The mean Bechdel score of movies has increased steadily since the first Bond movie was released in 1962, but Bond movies haven’t kept up! James Bond films have never been known for their realistic portrayal of female characters, but it seems that the newest Bond movies with Daniel Craig are particularly bad at passing the Bechdel test when compared to their contemporaries.

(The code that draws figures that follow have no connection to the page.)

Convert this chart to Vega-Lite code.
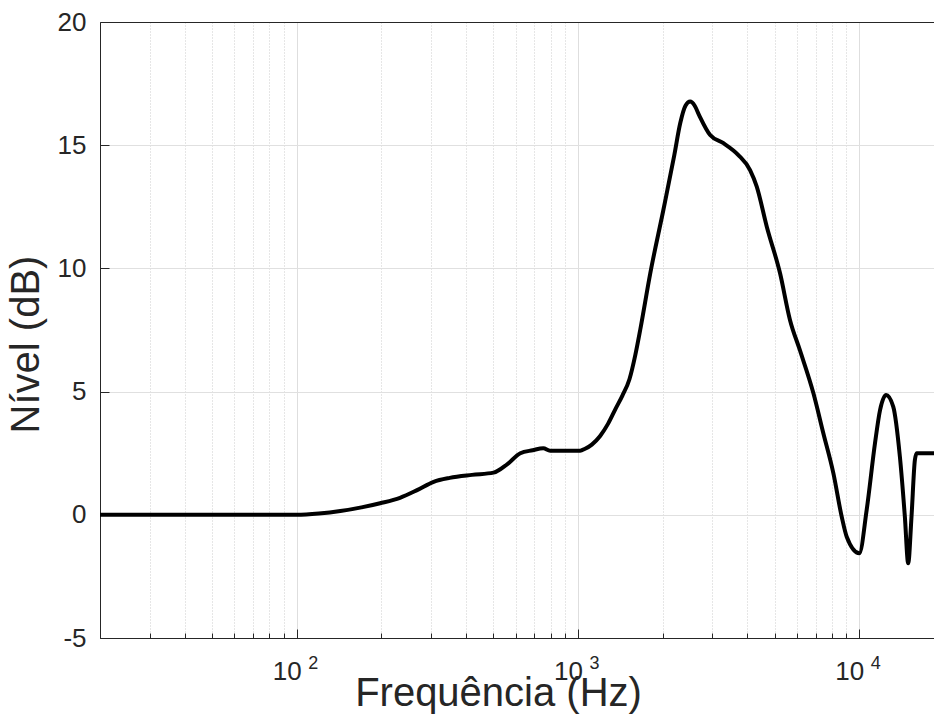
{
  "$schema": "https://vega.github.io/schema/vega-lite/v6.json",
  "width": 834,
  "height": 616,
  "autosize": {"type": "none"},
  "padding": {"left": 100, "top": 22, "right": 0, "bottom": 79},
  "background": "white",
  "config": {"view": {"stroke": null}, "font": "Liberation Sans"},
  "data": {
    "values": [
      {"freq": 20, "level": 0},
      {"freq": 50, "level": 0},
      {"freq": 100, "level": 0},
      {"freq": 120, "level": 0.05},
      {"freq": 143, "level": 0.15},
      {"freq": 170, "level": 0.3},
      {"freq": 198, "level": 0.47},
      {"freq": 233, "level": 0.69},
      {"freq": 268, "level": 1.0},
      {"freq": 307, "level": 1.34},
      {"freq": 350, "level": 1.5},
      {"freq": 420, "level": 1.62},
      {"freq": 501, "level": 1.71},
      {"freq": 560, "level": 2.05},
      {"freq": 624, "level": 2.5},
      {"freq": 690, "level": 2.62},
      {"freq": 753, "level": 2.7},
      {"freq": 796, "level": 2.6},
      {"freq": 900, "level": 2.6},
      {"freq": 1018, "level": 2.6},
      {"freq": 1060, "level": 2.68},
      {"freq": 1120, "level": 2.85},
      {"freq": 1199, "level": 3.2},
      {"freq": 1280, "level": 3.7},
      {"freq": 1360, "level": 4.3},
      {"freq": 1440, "level": 4.85},
      {"freq": 1524, "level": 5.5},
      {"freq": 1600, "level": 6.5},
      {"freq": 1664, "level": 7.5},
      {"freq": 1807, "level": 9.8},
      {"freq": 2014, "level": 12.4},
      {"freq": 2200, "level": 14.6},
      {"freq": 2310, "level": 15.9},
      {"freq": 2410, "level": 16.6},
      {"freq": 2505, "level": 16.77},
      {"freq": 2600, "level": 16.6},
      {"freq": 2700, "level": 16.2},
      {"freq": 2950, "level": 15.41},
      {"freq": 3290, "level": 15.08},
      {"freq": 3717, "level": 14.6},
      {"freq": 4090, "level": 13.99},
      {"freq": 4320, "level": 13.32},
      {"freq": 4690, "level": 11.69},
      {"freq": 5228, "level": 9.8},
      {"freq": 5670, "level": 7.91},
      {"freq": 6150, "level": 6.68},
      {"freq": 6870, "level": 4.93},
      {"freq": 7450, "level": 3.31},
      {"freq": 8090, "level": 1.68},
      {"freq": 8660, "level": -0.08},
      {"freq": 9020, "level": -0.89},
      {"freq": 10000, "level": -1.56},
      {"freq": 10620, "level": 0.19},
      {"freq": 11370, "level": 2.9},
      {"freq": 11850, "level": 4.25},
      {"freq": 12450, "level": 4.86},
      {"freq": 13200, "level": 4.39},
      {"freq": 13940, "level": 2.36},
      {"freq": 14520, "level": -0.08},
      {"freq": 14920, "level": -1.97},
      {"freq": 15330, "level": -0.08},
      {"freq": 15760, "level": 2.22},
      {"freq": 15990, "level": 2.5},
      {"freq": 18430, "level": 2.5}
    ]
  },
  "layer": [
    {
      "mark": {"type": "line", "color": "black", "strokeWidth": 4, "interpolate": "monotone", "clip": true},
      "encoding": {
        "x": {
          "field": "freq",
          "type": "quantitative",
          "scale": {"type": "log", "domain": [20, 18430], "nice": false},
          "axis": {
            "values": [20, 30, 40, 50, 60, 70, 80, 90, 100, 200, 300, 400, 500, 600, 700, 800, 900, 1000, 2000, 3000, 4000, 5000, 6000, 7000, 8000, 9000, 10000],
            "labelExpr": "datum.value == 100 || datum.value == 1000 || datum.value == 10000 ? '10' : ''",
            "labelFontSize": 26,
            "labelColor": "#262626",
            "labelPadding": 29,
            "labelOffset": -10,
            "labelFlush": false,
            "labelOverlap": false,
            "labelBaseline": "top",
            "tickColor": "#262626",
            "tickSize": {"condition": {"test": "datum.value == 100 || datum.value == 1000 || datum.value == 10000", "value": -9}, "value": -5},
            "domainColor": "#262626",
            "grid": true,
            "gridColor": {"condition": {"test": "datum.value == 100 || datum.value == 1000 || datum.value == 10000", "value": "#dedede"}, "value": "#cccccc"},
            "gridDash": {"condition": {"test": "datum.value == 100 || datum.value == 1000 || datum.value == 10000", "value": []}, "value": [1, 2]},
            "title": "Frequência (Hz)",
            "titleFontSize": 40,
            "titleFontWeight": "normal",
            "titleColor": "#262626",
            "titleX": 398,
            "titleY": 67,
            "titleAlign": "center",
            "titleBaseline": "alphabetic"
          }
        },
        "y": {
          "field": "level",
          "type": "quantitative",
          "scale": {"domain": [-5, 20], "nice": false, "zero": false},
          "axis": {
            "values": [-5, 0, 5, 10, 15, 20],
            "labelExpr": "datum.value < 0 ? '-' + toString(abs(datum.value)) : toString(datum.value)",
            "labelFontSize": 26,
            "labelColor": "#262626",
            "labelPadding": 23,
            "labelFlush": false,
            "tickColor": "#262626",
            "tickSize": -9,
            "domainColor": "#262626",
            "grid": true,
            "gridColor": "#e0e0e0",
            "title": "Nível (dB)",
            "titleFontSize": 40,
            "titleFontWeight": "normal",
            "titleColor": "#262626",
            "titleX": -62,
            "titleY": 322,
            "titleAngle": 270,
            "titleAlign": "center",
            "titleBaseline": "alphabetic"
          }
        }
      }
    },
    {
      "mark": {"type": "line", "opacity": 0},
      "encoding": {
        "x": {
          "field": "freq",
          "type": "quantitative",
          "axis": {"orient": "top", "labels": false, "ticks": false, "grid": false, "title": null, "domainColor": "#262626"}
        },
        "y": {"field": "level", "type": "quantitative"}
      }
    },
    {
      "mark": {"type": "line", "opacity": 0},
      "encoding": {
        "x": {
          "field": "freq",
          "type": "quantitative",
          "axis": {
            "orient": "bottom",
            "values": [100, 1000, 10000],
            "labelExpr": "datum.value == 100 ? '2' : datum.value == 1000 ? '3' : '4'",
            "labelFontSize": 18,
            "labelColor": "#262626",
            "labelPadding": 16,
            "labelOffset": 16,
            "labelBaseline": "top",
            "labelFlush": false,
            "labelOverlap": false,
            "ticks": false,
            "domain": false,
            "grid": false,
            "title": null
          }
        },
        "y": {"field": "level", "type": "quantitative"}
      }
    }
  ],
  "resolve": {"axis": {"x": "independent"}}
}
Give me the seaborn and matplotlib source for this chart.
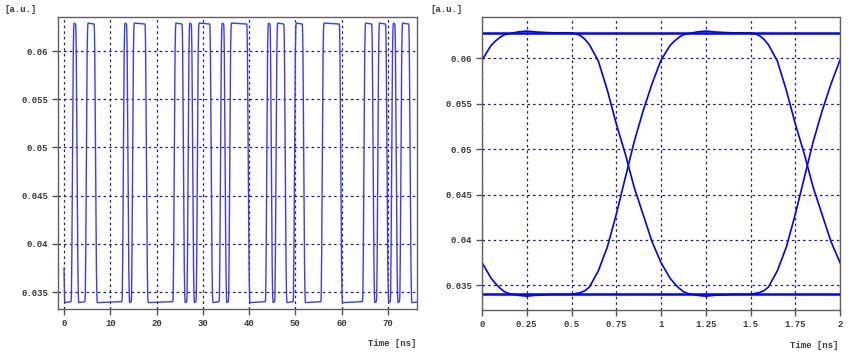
import pandas as pd
import matplotlib.pyplot as plt
import seaborn as sns

# one rising and one falling edge as seen in the eye diagram (time in ns, crossing ~0.82 ns)
edge_t = [0.50, 0.525, 0.55, 0.575, 0.60, 0.65, 0.70, 0.75, 0.80, 0.85, 0.90, 0.95,
          1.00, 1.05, 1.075, 1.10, 1.125, 1.15, 1.20, 1.25, 1.30, 1.40, 1.50]
rise_v = [0.0340, 0.0341, 0.0342, 0.0344, 0.0348, 0.0366, 0.0392, 0.0428, 0.0468, 0.0508,
          0.0542, 0.0572, 0.0598, 0.0614, 0.0619, 0.0623, 0.0626, 0.0627, 0.0629, 0.0630,
          0.0629, 0.0628, 0.0628]
fall_v = [0.0628, 0.0627, 0.0625, 0.0621, 0.0615, 0.0597, 0.0565, 0.0528, 0.0495, 0.0458,
          0.0428, 0.0398, 0.0375, 0.0358, 0.0352, 0.0347, 0.0343, 0.0341, 0.0339, 0.0338,
          0.0339, 0.0340, 0.0340]
high_level = 0.0628
low_level = 0.0340

# bit pattern of the time trace, 1 ns per bit (bit before t=0 was a one)
bits = "0010011000" "0001011100" "0000110101" "1100101111" "0000101100" \
       "1100001111" "0000011011" "010110"

y_ticks = [0.035, 0.04, 0.045, 0.05, 0.055, 0.06]
y_labels = ["0.035", "0.04", "0.045", "0.05", "0.055", "0.06"]
t_ticks = [0, 10, 20, 30, 40, 50, 60, 70]
eye_ticks = [0, 0.25, 0.5, 0.75, 1, 1.25, 1.5, 1.75, 2]
eye_labels = ["0", "0.25", "0.5", "0.75", "1", "1.25", "1.5", "1.75", "2"]

# build the time trace from the bits and the edge shapes
prev = 1
wt, wv = [], []
for k, b in enumerate(bits):
    b = int(b)
    if b != prev:
        shape = rise_v if b else fall_v
        for t, v in zip(edge_t, shape):
            if t <= 1.2:
                wt.append(t + k - 1)
                wv.append(v)
    prev = b
wt.append(len(bits) + 1)
wv.append(high_level if prev else low_level)
sig = pd.DataFrame({"t": wt, "v": wv})
sig = sig[sig["t"] >= 0]

# eye: the same edges folded over two bit periods
rows = []
for shift in (-1, 0, 1):
    for name, vals in (("rise", rise_v), ("fall", fall_v)):
        for t, v in zip(edge_t, vals):
            rows.append((f"{name}{shift}", t + shift, v))
eye = pd.DataFrame(rows, columns=["trace", "t", "v"])

sns.set_style("white")
plt.rcParams["font.family"] = ["Liberation Mono", "DejaVu Sans Mono"]

fig = plt.figure(figsize=(8.5, 3.55), dpi=100)
ax1 = fig.add_axes([58 / 850, 1 - 309 / 355, 359 / 850, 292 / 355])
ax2 = fig.add_axes([482 / 850, 1 - 310 / 355, 358 / 850, 293 / 355])

sns.lineplot(data=sig, x="t", y="v", sort=False, estimator=None,
             color="#3a3aff", lw=1.0, ax=ax1)
sns.lineplot(data=eye, x="t", y="v", units="trace", estimator=None, sort=False,
             color="#0000ff", lw=1.2, ax=ax2)
ax2.axhline(high_level, color="#0000ff", lw=1.8)
ax2.axhline(low_level, color="#0000ff", lw=1.8)

ax1.set_xlim(-1.3, 76.3)
ax1.set_ylim(0.03324, 0.06353)
ax1.set_xticks(t_ticks)
ax2.set_xlim(0, 2)
ax2.set_ylim(0.03228, 0.06455)
ax2.set_xticks(eye_ticks)
ax2.set_xticklabels(eye_labels)

for ax in (ax1, ax2):
    ax.set_yticks(y_ticks)
    ax.set_yticklabels(y_labels)
    ax.set_xlabel("")
    ax.set_ylabel("")
    ax.grid(True, color="#1a1a8c", linestyle=(0, (2, 2.5)), lw=0.9)
    ax.set_axisbelow(True)
    ax.tick_params(direction="out", length=4, width=1, color="#555555",
                   labelsize=6.5, labelcolor="#3a3a3a", pad=3,
                   left=True, bottom=True)
    for lab in ax.get_xticklabels() + ax.get_yticklabels():
        lab.set_fontweight("bold")
    for s in ax.spines.values():
        s.set_color("#606060")
        s.set_linewidth(1.0)

txt = dict(fontsize=6.5, color="#3a3a3a", va="center", fontweight="bold")
fig.text(4 / 850, 1 - 9 / 355, "[a.u.]", **txt)
fig.text(430 / 850, 1 - 10 / 355, "[a.u.]", **txt)
fig.text(416 / 850, 1 - 344 / 355, "Time [ns]", ha="right", **txt)
fig.text(838 / 850, 1 - 345 / 355, "Time [ns]", ha="right", **txt)

fig.savefig("out.png", dpi=100)
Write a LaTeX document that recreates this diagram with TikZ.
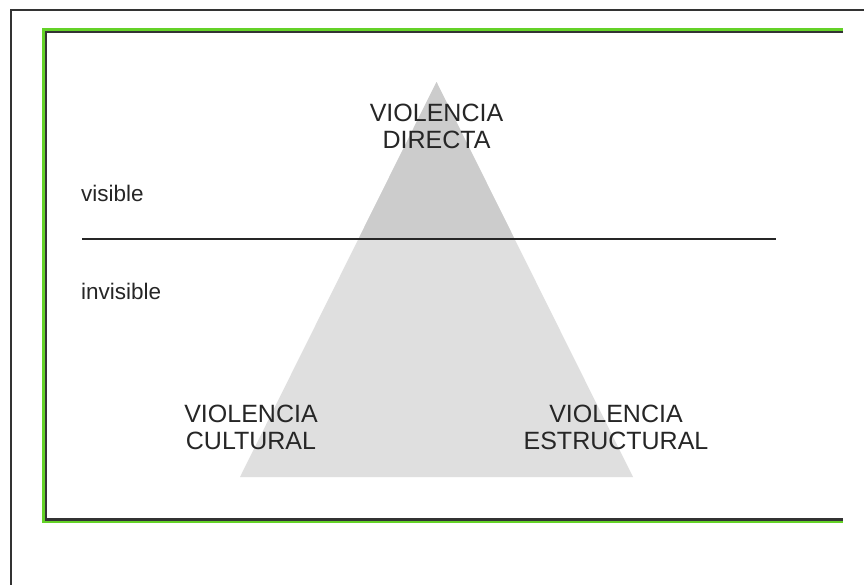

Of course, the Bechdel test has been rightly criticised as a very simple method for assessing female representation and ignores other issues, such as the role of the female characters in the film, the amount of dialogue given to women, and the representation of women of colour. There are now a plethora of new tests that seek to provide a better assessment of the role of women both in front of and behind the camera. Even so, it’s striking that all but one of Daniel Craig’s films as James Bond fails to even include dialogue between two female characters! Will the upcoming No Time To Die be any better? Will a new James Bond actor herald a change to the franchise’s Bechdel scores? Or is 007 just a bit out of date?